Exercise prompt
Reproduce every line of the material below, but drop the pictures.

[START Given material]

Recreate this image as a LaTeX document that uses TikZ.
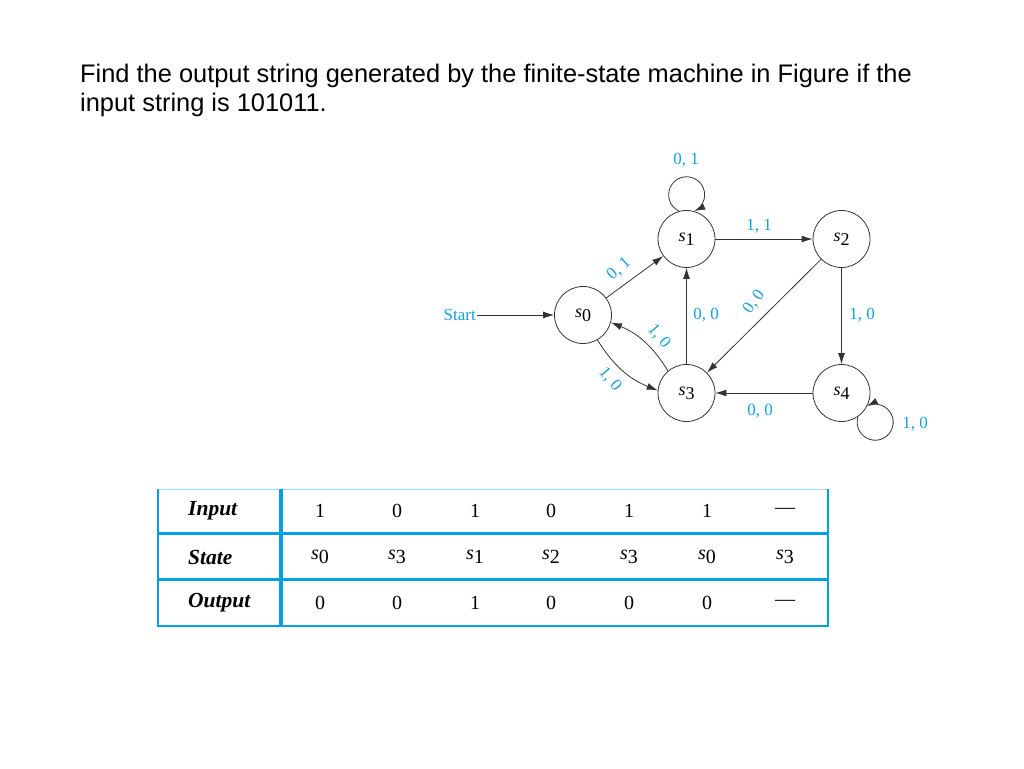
\documentclass[tikz,border=0pt]{standalone}
\usepackage{fontspec}
\setmainfont{Liberation Serif}
\newfontfamily\titlefont{Liberation Sans}
\usetikzlibrary{arrows.meta}
\definecolor{lblue}{RGB}{20,160,220}
\definecolor{tblue}{RGB}{0,160,230}
\newcommand{\stt}[1]{{\itshape s}\raisebox{-0.45ex}{#1}}
\tikzset{
  state/.style={circle,draw=black!80,line width=0.8pt,minimum size=57pt,inner sep=0pt,font=\fontsize{18}{20}\selectfont},
  elabel/.style={text=lblue,font=\fontsize{17}{19}\selectfont,inner sep=1pt},
  edge/.style={draw=black!80,line width=0.8pt,-{Latex[length=11pt,width=7pt]}},
  tline/.style={draw=tblue},
  tcell/.style={font=\fontsize{20}{22}\selectfont,inner sep=0pt},
  thead/.style={font=\fontsize{21.5}{23}\selectfont\bfseries\itshape,inner sep=0pt,anchor=west},
  ttext/.style={font=\titlefont\fontsize{25.4}{28}\selectfont,inner sep=0pt,anchor=base west}
}
\begin{document}
\begin{tikzpicture}[x=1pt,y=1pt]
\useasboundingbox (0,0) rectangle (1024,768);
% title
\node[ttext] (t1) at (80,685) {Find the output string generated by the finite-state machine in Figure if the};
\node[ttext] (t2) at (80,656) {input string is 101011.};
% states
\node[state] (s0) at (583,453) {\stt{0}};
\node[state] (s1) at (686.5,529) {\stt{1}};
\node[state] (s2) at (841.5,529) {\stt{2}};
\node[state] (s3) at (686.5,375) {\stt{3}};
\node[state] (s4) at (841.5,375) {\stt{4}};
\node[elabel,anchor=east] (start) at (477,453) {Start};
% edges
\draw[edge] (start) -- (s0);
\draw[edge] (s0) -- (s1);
\draw[edge] (s1) -- (s2);
\draw[edge] (s3) -- (s1);
\draw[edge] (s2) -- (s3);
\draw[edge] (s2) -- (s4);
\draw[edge] (s4) -- (s3);
\draw[edge] (s3.130) to[bend right=18] (s0.-15);
\draw[edge] (s0.-60) to[bend right=18] (s3.175);
\draw[edge] (s1.105) arc[start angle=245,end angle=-65,radius=18];
\draw[edge] (s4.-55) arc[start angle=162,end angle=477,radius=18];
% edge labels
\node[elabel] (l01) at (686,608) {0, 1};
\node[elabel] (l11) at (759,542) {1, 1};
\node[elabel,rotate=42] (l01b) at (619,499) {0, 1};
\node[elabel] (l00v) at (706,453) {0, 0};
\node[elabel,rotate=55] (l00d) at (754,466) {0, 0};
\node[elabel] (l10r) at (862,453) {1, 0};
\node[elabel,rotate=-50] (l10u) at (659,432) {1, 0};
\node[elabel,rotate=-50] (l10l) at (610,389) {1, 0};
\node[elabel] (l00b) at (760,357) {0, 0};
\node[elabel] (l10s) at (915,344) {1, 0};
% table
\draw[tline,line width=0.5pt,draw=tblue!40] (158,279) -- (828,279);
\draw[tline,line width=1.5pt] (158,279) -- (158,142);
\draw[tline,line width=3pt] (158,234) -- (828,234);
\draw[tline,line width=3pt] (158,188) -- (828,188);
\draw[tline,line width=2pt] (157.25,142) -- (829,142);
\draw[tline,line width=2.5pt] (828,279) -- (828,142);
\draw[tline,line width=3.5pt] (281,279) -- (281,142);
\node[thead] (hin) at (188,257) {Input};
\node[thead] (hst) at (188,211) {State};
\node[thead] (hout) at (188,165) {Output};
\foreach \x/\i/\s/\o [count=\k] in {320/1/0/0, 397/0/3/0, 475/1/1/1, 551/0/2/0, 629/1/3/0, 707/1/0/0, 785/---/3/---}{
  \node[tcell] (in\k) at (\x,257) {\i};
  \node[tcell] (st\k) at (\x,211) {\stt{\s}};
  \node[tcell] (out\k) at (\x,165) {\o};
}
\end{tikzpicture}
\end{document}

[END Given material]

Task answer
Recreate this image as a LaTeX document that uses TikZ.
\documentclass[tikz,border=0pt]{standalone}
\usepackage{fontspec}
\setmainfont{Liberation Serif}
\newfontfamily\titlefont{Liberation Sans}
\usetikzlibrary{arrows.meta}
\definecolor{lblue}{RGB}{20,160,220}
\definecolor{tblue}{RGB}{0,160,230}
\newcommand{\stt}[1]{{\itshape s}\raisebox{-0.45ex}{#1}}
\tikzset{
  state/.style={circle,draw=black!80,line width=0.8pt,minimum size=57pt,inner sep=0pt,font=\fontsize{18}{20}\selectfont},
  elabel/.style={text=lblue,font=\fontsize{17}{19}\selectfont,inner sep=1pt},
  edge/.style={draw=black!80,line width=0.8pt,-{Latex[length=11pt,width=7pt]}},
  tline/.style={draw=tblue},
  tcell/.style={font=\fontsize{20}{22}\selectfont,inner sep=0pt},
  thead/.style={font=\fontsize{21.5}{23}\selectfont\bfseries\itshape,inner sep=0pt,anchor=west},
  ttext/.style={font=\titlefont\fontsize{25.4}{28}\selectfont,inner sep=0pt,anchor=base west}
}
\begin{document}
\begin{tikzpicture}[x=1pt,y=1pt]
\useasboundingbox (0,0) rectangle (1024,768);
% title
\node[ttext] (t1) at (80,685) {Find the output string generated by the finite-state machine in Figure if the};
\node[ttext] (t2) at (80,656) {input string is 101011.};
% states
\node[state] (s0) at (583,453) {\stt{0}};
\node[state] (s1) at (686.5,529) {\stt{1}};
\node[state] (s2) at (841.5,529) {\stt{2}};
\node[state] (s3) at (686.5,375) {\stt{3}};
\node[state] (s4) at (841.5,375) {\stt{4}};
\node[elabel,anchor=east] (start) at (477,453) {Start};
% edges
\draw[edge] (start) -- (s0);
\draw[edge] (s0) -- (s1);
\draw[edge] (s1) -- (s2);
\draw[edge] (s3) -- (s1);
\draw[edge] (s2) -- (s3);
\draw[edge] (s2) -- (s4);
\draw[edge] (s4) -- (s3);
\draw[edge] (s3.130) to[bend right=18] (s0.-15);
\draw[edge] (s0.-60) to[bend right=18] (s3.175);
\draw[edge] (s1.105) arc[start angle=245,end angle=-65,radius=18];
\draw[edge] (s4.-55) arc[start angle=162,end angle=477,radius=18];
% edge labels
\node[elabel] (l01) at (686,608) {0, 1};
\node[elabel] (l11) at (759,542) {1, 1};
\node[elabel,rotate=42] (l01b) at (619,499) {0, 1};
\node[elabel] (l00v) at (706,453) {0, 0};
\node[elabel,rotate=55] (l00d) at (754,466) {0, 0};
\node[elabel] (l10r) at (862,453) {1, 0};
\node[elabel,rotate=-50] (l10u) at (659,432) {1, 0};
\node[elabel,rotate=-50] (l10l) at (610,389) {1, 0};
\node[elabel] (l00b) at (760,357) {0, 0};
\node[elabel] (l10s) at (915,344) {1, 0};
% table
\draw[tline,line width=0.5pt,draw=tblue!40] (158,279) -- (828,279);
\draw[tline,line width=1.5pt] (158,279) -- (158,142);
\draw[tline,line width=3pt] (158,234) -- (828,234);
\draw[tline,line width=3pt] (158,188) -- (828,188);
\draw[tline,line width=2pt] (157.25,142) -- (829,142);
\draw[tline,line width=2.5pt] (828,279) -- (828,142);
\draw[tline,line width=3.5pt] (281,279) -- (281,142);
\node[thead] (hin) at (188,257) {Input};
\node[thead] (hst) at (188,211) {State};
\node[thead] (hout) at (188,165) {Output};
\foreach \x/\i/\s/\o [count=\k] in {320/1/0/0, 397/0/3/0, 475/1/1/1, 551/0/2/0, 629/1/3/0, 707/1/0/0, 785/---/3/---}{
  \node[tcell] (in\k) at (\x,257) {\i};
  \node[tcell] (st\k) at (\x,211) {\stt{\s}};
  \node[tcell] (out\k) at (\x,165) {\o};
}
\end{tikzpicture}
\end{document}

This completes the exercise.